Childhood Abuse Linked to Chronic Fatigue Syndrome, Fibromyalgia
The results of a study published in the May 2011 issue of the Journal of Aggression, Maltreatment & Trauma indicate that childhood physical abuse is associated with significantly elevated rates of functional somatic syndromes such as chronic fatigue syndrome, fibromyalgia, and multiple chemical sensitivities among women.
According to Esme Fuller-Thomson, PhD, of the University of Toronto, “Women who reported they had been physically abused as children have twice the odds of chronic fatigue syndrome and multiple chemical sensitivities, and 65% higher odds of fibromyalgia. These findings persisted even after controlling for potentially confounding factors such as other adverse childhood experiences, age, race, mental health, and adult socioeconomic status.”
The study looked at a subsample of the 2005 Canadian Community Health Survey involving 7342 women.
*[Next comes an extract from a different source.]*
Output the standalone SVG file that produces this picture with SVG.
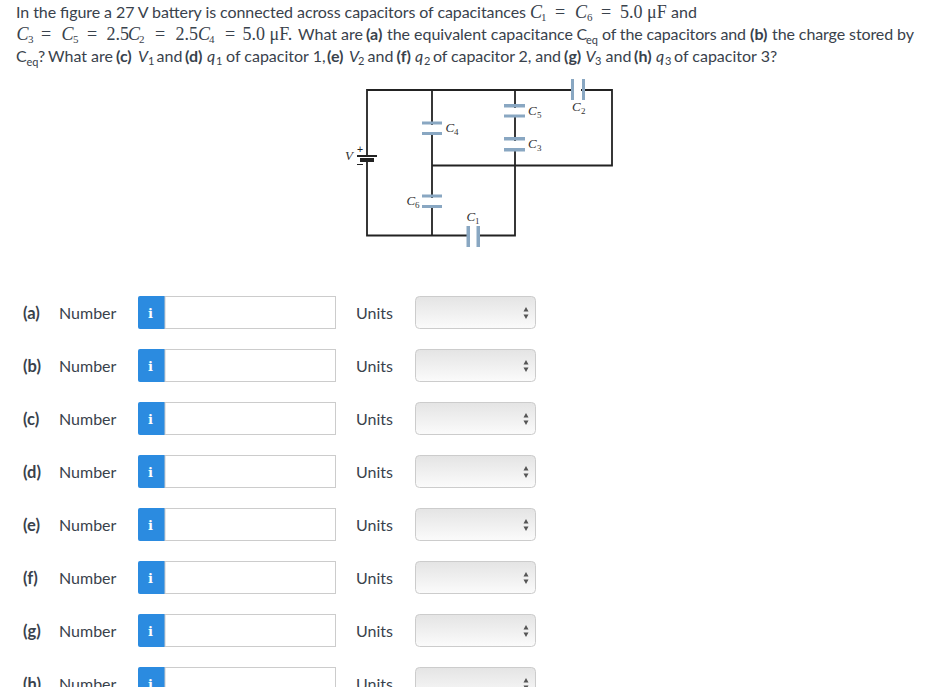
<svg xmlns="http://www.w3.org/2000/svg" width="947" height="687" viewBox="0 0 947 687">
<style>
text{font-family:Lato,"Liberation Sans",sans-serif;fill:#39424c}
.q{font-size:16px}
.b{font-weight:700}
.m{font-family:"Liberation Serif",serif;font-size:18px}
.i{font-style:italic}
.s{font-size:11px}
.l{font-family:"Liberation Serif",serif;font-style:italic;font-size:13px;fill:#333}
.ls{font-family:"Liberation Serif",serif;font-size:9px;fill:#333}
.w{stroke:#222;stroke-width:1.800;fill:none}
.p{fill:#89a7c2}
.r{font-size:16px}
.rb{font-size:16.500px;font-weight:700}
.box{fill:#fff;stroke:#ccc;stroke-width:1}
.ib{fill:#2b8be0}
.it{font-family:"DejaVu Serif",serif;font-weight:700;font-size:13px;fill:#fff;text-anchor:middle}
.sel{fill:url(#g);stroke:#ccc;stroke-width:1}
.ar{fill:#555}
</style>
<defs>
<linearGradient id="g" x1="0" y1="0" x2="0" y2="1"><stop offset="0" stop-color="#e4e4e4"/><stop offset="1" stop-color="#fbfbfb"/></linearGradient>
<g id="row">
<path class="ib" d="M140 296H165V329H140a2 2 0 0 1-2-2V298a2 2 0 0 1 2-2z"/>
<rect class="box" x="165" y="296.500" width="170.500" height="32"/>
<text class="it" x="150.500" y="317.500">i</text>
<text class="r" x="356" y="318.500">Units</text>
<rect class="sel" x="415.500" y="296.500" width="120" height="32" rx="4"/>
<path class="ar" d="M523.500 311.500l2.500-4.500 2.500 4.500zM523.500 314.500l2.500 4.500 2.500-4.500z"/>
<text class="r" x="59" y="318.500">Number</text>
</g>
</defs>
<rect width="947" height="687" fill="#fff"/>
<g id="question">
<text class="q" x="16" y="18" textLength="510">In the figure a 27 V battery is connected across capacitors of capacitances</text>
<text class="m i" x="530" y="18">C</text><text class="m s" x="541" y="21">1</text>
<text class="m" x="555" y="18">=</text>
<text class="m i" x="575" y="18">C</text><text class="m s" x="587" y="21">6</text>
<text class="m" x="601" y="18">=</text>
<text class="m" x="620" y="18">5.0 μF</text>
<text class="q" x="671" y="18">and</text>

<text class="m i" x="16.500" y="40">C</text><text class="m s" x="28" y="43">3</text>
<text class="m" x="41" y="40">=</text>
<text class="m i" x="61.500" y="40">C</text><text class="m s" x="73" y="43">5</text>
<text class="m" x="87" y="40">=</text>
<text class="m" x="106.500" y="40">2.5</text><text class="m i" x="128" y="40">C</text><text class="m s" x="139" y="43">2</text>
<text class="m" x="155" y="40">=</text>
<text class="m" x="175.500" y="40">2.5</text><text class="m i" x="198" y="40">C</text><text class="m s" x="209" y="43">4</text>
<text class="m" x="225" y="40">=</text>
<text class="m" x="242.500" y="40">5.0 μF.</text>
<text class="q" x="298" y="40">What are</text>
<text class="q b" x="366" y="40">(a)</text>
<text class="q" x="387" y="40" textLength="186">the equivalent capacitance</text>
<text class="q" x="576.500" y="40">C</text><text class="s" x="586" y="44">eq</text>
<text class="q" x="602" y="40" textLength="144">of the capacitors and</text>
<text class="q b" x="750" y="40">(b)</text>
<text class="q" x="772" y="40" textLength="142">the charge stored by</text>

<text class="q" x="16" y="62">C</text><text class="s" x="26.500" y="66">eq</text>
<text class="q" x="38" y="62">?</text>
<text class="q" x="48" y="62">What are</text>
<text class="q b" x="116" y="62">(c)</text>
<text class="q i" x="138" y="62">V</text><text class="s" x="148" y="65">1</text>
<text class="q" x="156.500" y="62">and</text>
<text class="q b" x="185" y="62">(d)</text>
<text class="q i" x="207" y="62">q</text><text class="s" x="216" y="65">1</text>
<text class="q" x="226" y="62">of capacitor 1,</text>
<text class="q b" x="327" y="62">(e)</text>
<text class="q i" x="349" y="62">V</text><text class="s" x="358" y="65">2</text>
<text class="q" x="367.500" y="62">and</text>
<text class="q b" x="396.500" y="62">(f)</text>
<text class="q i" x="415" y="62">q</text><text class="s" x="424" y="65">2</text>
<text class="q" x="433" y="62" textLength="128">of capacitor 2, and</text>
<text class="q b" x="564" y="62">(g)</text>
<text class="q i" x="585.500" y="62">V</text><text class="s" x="595" y="65">3</text>
<text class="q" x="605.500" y="62">and</text>
<text class="q b" x="634" y="62">(h)</text>
<text class="q i" x="656" y="62">q</text><text class="s" x="665" y="65">3</text>
<text class="q" x="674" y="62">of capacitor 3?</text>
</g>
<g id="connectors">
<path class="w" d="M367 155V90H612V165.500H432M367 162V235.500H468M478 235.500H515V90M432 90V235.500"/>
</g>
<g id="battery">
<rect x="357" y="155" width="20" height="2" fill="#222"/><rect x="360" y="158" width="14" height="4" fill="#222"/>
<rect x="357" y="164" width="6" height="1" fill="#222"/>
<text class="l" x="345" y="160">V</text>
<text x="357" y="153" font-size="10.500" style="fill:#222;font-family:'Liberation Sans'">+</text>
</g>
<g id="C4"><rect x="423" y="125" width="18" height="7" fill="#fff"/><rect class="p" x="422" y="121.500" width="20" height="3"/><rect class="p" x="422" y="132" width="20" height="3"/><text class="l" x="445.500" y="132">C</text><text class="ls" x="454" y="134.500">4</text></g>
<g id="C6"><rect x="423" y="198" width="18" height="7" fill="#fff"/><rect class="p" x="422" y="194.500" width="20" height="3"/><rect class="p" x="422" y="205" width="20" height="3"/><text class="l" x="406.500" y="205">C</text><text class="ls" x="415" y="207.500">6</text></g>
<g id="C1"><rect x="470" y="230" width="6" height="10" fill="#fff"/><rect class="p" x="466.500" y="226" width="3.500" height="21"/><rect class="p" x="476.500" y="226" width="3.500" height="21"/><text class="l" x="466.500" y="221">C</text><text class="ls" x="475" y="223.500">1</text></g>
<g id="C5"><rect x="505" y="108" width="20" height="7" fill="#fff"/><rect class="p" x="504" y="104" width="21" height="3.500"/><rect class="p" x="504" y="114.500" width="21" height="3"/><text class="l" x="528" y="115">C</text><text class="ls" x="537" y="117.500">5</text></g>
<g id="C3"><rect x="505" y="141" width="20" height="7" fill="#fff"/><rect class="p" x="504" y="137" width="21" height="3.500"/><rect class="p" x="504" y="148" width="21" height="3.500"/><text class="l" x="528" y="148">C</text><text class="ls" x="537" y="150.500">3</text></g>
<g id="C2"><rect x="574" y="85" width="7" height="10" fill="#fff"/><rect class="p" x="571" y="79" width="3" height="21"/><rect class="p" x="582" y="79" width="3" height="21"/><text class="l" x="572" y="111">C</text><text class="ls" x="581" y="113.500">2</text></g>
<g id="row-a"><use href="#row"/><text class="rb" x="23" y="318.500">(a)</text></g>
<g id="row-b"><use href="#row" y="53"/><text class="rb" x="23" y="371.500">(b)</text></g>
<g id="row-c"><use href="#row" y="106"/><text class="rb" x="23" y="424.500">(c)</text></g>
<g id="row-d"><use href="#row" y="159"/><text class="rb" x="23" y="477.500">(d)</text></g>
<g id="row-e"><use href="#row" y="212"/><text class="rb" x="23" y="530.500">(e)</text></g>
<g id="row-f"><use href="#row" y="265"/><text class="rb" x="23" y="583.500">(f)</text></g>
<g id="row-g"><use href="#row" y="318"/><text class="rb" x="23" y="636.500">(g)</text></g>
<g id="row-h"><use href="#row" y="371"/><text class="rb" x="23" y="689.500">(h)</text></g>
</svg>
Of those, 10% reported being physically abused as children, 1.3% reported that they had been diagnosed with chronic fatigue syndrome, 2.5% were diagnosed with fibromyalgia, and 2.7% were diagnosed with multiple chemical sensitivities.
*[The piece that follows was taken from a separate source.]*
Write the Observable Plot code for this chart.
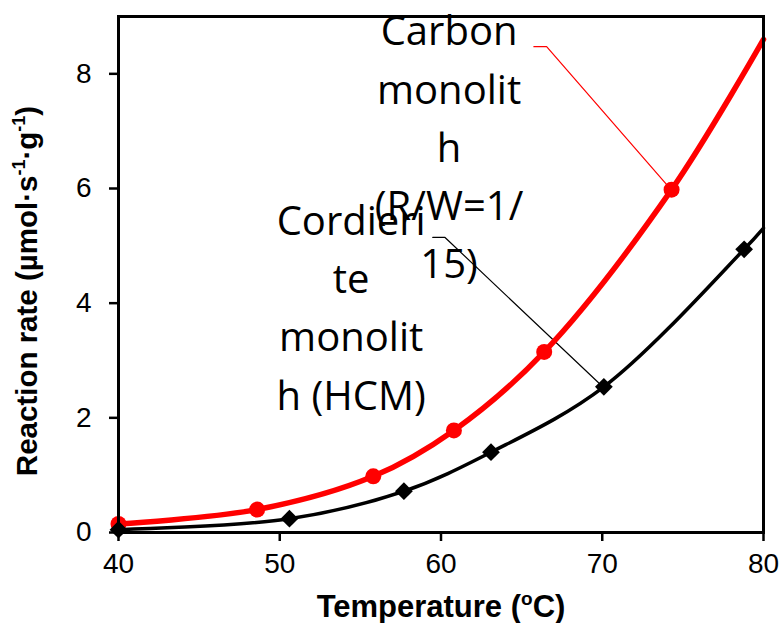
<!DOCTYPE html>
<html><head><meta charset="utf-8">
<script src="https://cdn.jsdelivr.net/npm/d3@7"></script>
<script src="https://cdn.jsdelivr.net/npm/@observablehq/plot@0.6"></script>
<style>body{margin:0;background:#fff}svg{display:block}</style>
</head><body><div id="chart"></div>
<script>
// ---- data ----
const xTicks = [40, 50, 60, 70, 80];
const yTicks = [0, 2, 4, 6, 8];

// Carbon monolith (R/W=1/15): red circles
const carbonT    = [40, 48.6, 55.8, 60.8, 66.4, 74.3];
const carbonRate = [0.15, 0.40, 0.98, 1.78, 3.15, 5.98];
// red smooth curve (markers + end of curve at 80 °C)
const carbonCurveT    = [40, 48.6, 55.8, 60.8, 66.4, 74.3, 80];
const carbonCurveRate = [0.15, 0.40, 0.98, 1.78, 3.15, 5.98, 8.6];

// Cordierite monolith (HCM): black diamonds
const hcmT    = [40, 50.6, 57.7, 63.1, 70.1, 78.8];
const hcmRate = [0.05, 0.24, 0.72, 1.40, 2.54, 4.94];
const hcmCurveT    = [40, 50.6, 57.7, 63.1, 70.1, 78.8, 80];
const hcmCurveRate = [0.05, 0.24, 0.72, 1.40, 2.54, 4.94, 5.31];

// annotation labels and leader lines (data units)
const carbonLabel = "Carbon\nmonolit\nh\n(R/W=1/\n15)";
const carbonLabelPos = [60.5, 6.79];
const hcmLabel = "Cordieri\nte\nmonolit\nh (HCM)";
const hcmLabelPos = [54.43, 3.99];
const carbonLeaderT = [65.76, 66.55, 74.24];
const carbonLeaderRate = [8.474, 8.474, 5.99];
const hcmLeaderT = [59.49, 60.25, 70.05];
const hcmLeaderRate = [5.146, 5.146, 2.537];

const xLabel = ["Temperature (", "o", "C)"];
const yLabel = ["Reaction rate (µmol·s", "-1", "·g", "-1", ")"];

// ---- tables ----
const pts = (T, R) => T.map((t, i) => ({t, r: R[i]}));
const carbonPts = pts(carbonT, carbonRate);
const carbonCurve = pts(carbonCurveT, carbonCurveRate);
const hcmPts = pts(hcmT, hcmRate);
const hcmCurve = pts(hcmCurveT, hcmCurveRate);
const carbonLeader = pts(carbonLeaderT, carbonLeaderRate);
const hcmLeader = pts(hcmLeaderT, hcmLeaderRate);

const sans = "'Liberation Sans', Arial, sans-serif";
const annFont = "'Open Sans', sans-serif";

const plot = Plot.plot({
  width: 783, height: 623,
  marginLeft: 118, marginRight: 20, marginTop: 16, marginBottom: 91,
  style: {fontFamily: sans, background: "#fff", color: "#000"},
  x: {domain: [40, 80]},
  y: {domain: [0, 9]},
  marks: [
    Plot.line(carbonLeader, {x: "t", y: "r", stroke: "red", strokeWidth: 1.2}),
    Plot.line(hcmLeader, {x: "t", y: "r", stroke: "black", strokeWidth: 1.2}),
    Plot.line(carbonCurve, {x: "t", y: "r", stroke: "red", strokeWidth: 5.5, curve: "catmull-rom"}),
    Plot.dot(carbonPts, {x: "t", y: "r", r: 8, fill: "red", stroke: "none"}),
    Plot.line(hcmCurve, {x: "t", y: "r", stroke: "black", strokeWidth: 3.5, curve: "catmull-rom"}),
    Plot.dot(hcmPts, {x: "t", y: "r", r: 8, symbol: "diamond2", fill: "black", stroke: "none"}),
    Plot.text([carbonLabel], {x: carbonLabelPos[0], y: carbonLabelPos[1], text: d => d,
      fontFamily: annFont, fontSize: 40, lineHeight: 1.456, fill: "black", textAnchor: "middle", lineAnchor: "middle"}),
    Plot.text([hcmLabel], {x: hcmLabelPos[0], y: hcmLabelPos[1], text: d => d,
      fontFamily: annFont, fontSize: 40, lineHeight: 1.456, fill: "black", textAnchor: "middle", lineAnchor: "middle"}),
    Plot.frame({stroke: "black", strokeWidth: 3}),
    Plot.axisX({ticks: xTicks, tickSize: 9, tickPadding: 12, strokeWidth: 2.5, fontSize: 28, label: null, fill: "black"}),
    Plot.axisY({ticks: yTicks, tickSize: 9, tickPadding: 18, strokeWidth: 2.5, fontSize: 28, label: null, fill: "black"})
  ]
});
document.getElementById("chart").appendChild(plot);

const svg = d3.select(plot);
const xt = svg.append("text").attr("x", 441).attr("y", 617).attr("text-anchor", "middle")
  .attr("font-family", sans).attr("font-weight", "bold").attr("font-size", 31).attr("fill", "black");
xt.append("tspan").text(xLabel[0]);
xt.append("tspan").attr("font-size", 19).attr("dy", -12).text(xLabel[1]);
xt.append("tspan").attr("dy", 12).text(xLabel[2]);

const yt = svg.append("text").attr("transform", "translate(37,291) rotate(-90)").attr("text-anchor", "middle")
  .attr("font-family", sans).attr("font-weight", "bold").attr("font-size", 29.5).attr("fill", "black");
yt.append("tspan").text(yLabel[0]);
yt.append("tspan").attr("font-size", 18).attr("dy", -12).text(yLabel[1]);
yt.append("tspan").attr("dy", 12).text(yLabel[2]);
yt.append("tspan").attr("font-size", 18).attr("dy", -12).text(yLabel[3]);
yt.append("tspan").attr("dy", 12).text(yLabel[4]);
</script>
</body></html>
This research not only suggests a link between childhood physical abuse and functional somatic syndromes, but also explores the contribution of confounding psychosocial factors such as other childhood adversities, adult health behaviors, and mental health, according to Joanne Sulman, MSW, RSW, a coauthor on the study.
“Perhaps the most interesting aspects of the research are the questions it raises, such as the mechanisms that link physical abuse to chronic fatigue syndrome, fibromyalgia, and multiple chemical sensitivities,” Sulman stated. PT
Menopause Age Often Runs in the Family
Although the age at which a woman reaches menopause is not entirely hereditary, it does appear to depend largely on when her relatives went through it.
A study published ahead of print on April 18, 2011, in the journal Menopause found that women whose mothers and sisters went through menopause early are likely to do the same. However, environmental factors can also play a key role in when it occurs, according to lead investigator Danielle Morris of the Institute of Cancer Research in the United Kingdom.
“Genes have an important effect on age at menopause, but lifestyle also matters, and so women can affect their age at menopause by their behaviors,” she said.
For example, women who smoke tend to undergo menopause roughly 1 to 2 years earlier than former or nonsmokers, and women who haven’t given birth tend to experience menopause earlier than those who have.
In the study, Morris and her team compared women who were related using a sample of the large-scale UK Breakthrough Generations Study. Among those participants, the team selected 2060 women between the ages of 31 and 90 who had a firstdegree relative who was also taking part in the study.
They found that early and late menopause appeared to run in families, as did usual-age menopause. Specifically, women whose sisters and mothers underwent menopause at a typical age were between 2 and 7 times more likely to do the same.
Calcium Supplements May Do More Harm than Good
For women who take calcium supplements to prevent bone loss, the risks may outweigh the benefits, according to findings published in the April 2011 issue of BMJ.
“There is a lack of consensus at the present time as to what recommendations should be regarding the use of calcium supplements,” said study senior author Ian Reid, MD, professor of medicine and endocrinology at the University of Auckland in New Zealand. “Our own recommendation is to critically review the use of calcium supplements, since the data in this paper suggests that they do more harm than good.”
Previous analysis by the same group of researchers had uncovered a 27% to 31% higher risk of heart attack in women taking calcium without vitamin D.
In this study, the authors examined data from 16,718 participants in the government-funded Women’s Health Initiative who had not been taking calcium supplements before beginning the trial. They found that women who were randomized to take calcium and vitamin D as part of the study protocol had a modest 13% to 22% higher risk of cardiovascular events, whereas women in the control arm had no change in risk.
After factoring in data from 13 other unpublished studies involving nearly 30,000 women, researchers calculated that the increased risk for heart attack in women taking calcium supplements was 25% to 30%, and the increased risk for stroke was 15% to 20%.
Providers, therefore, should “encourage people to obtain their calcium from diet rather than from supplements, since food calcium has not been shown to carry this increased risk of heart disease,” said Dr. Reid.
Fast Fact: The ratio of women to men with multiple sclerosis is 2:1.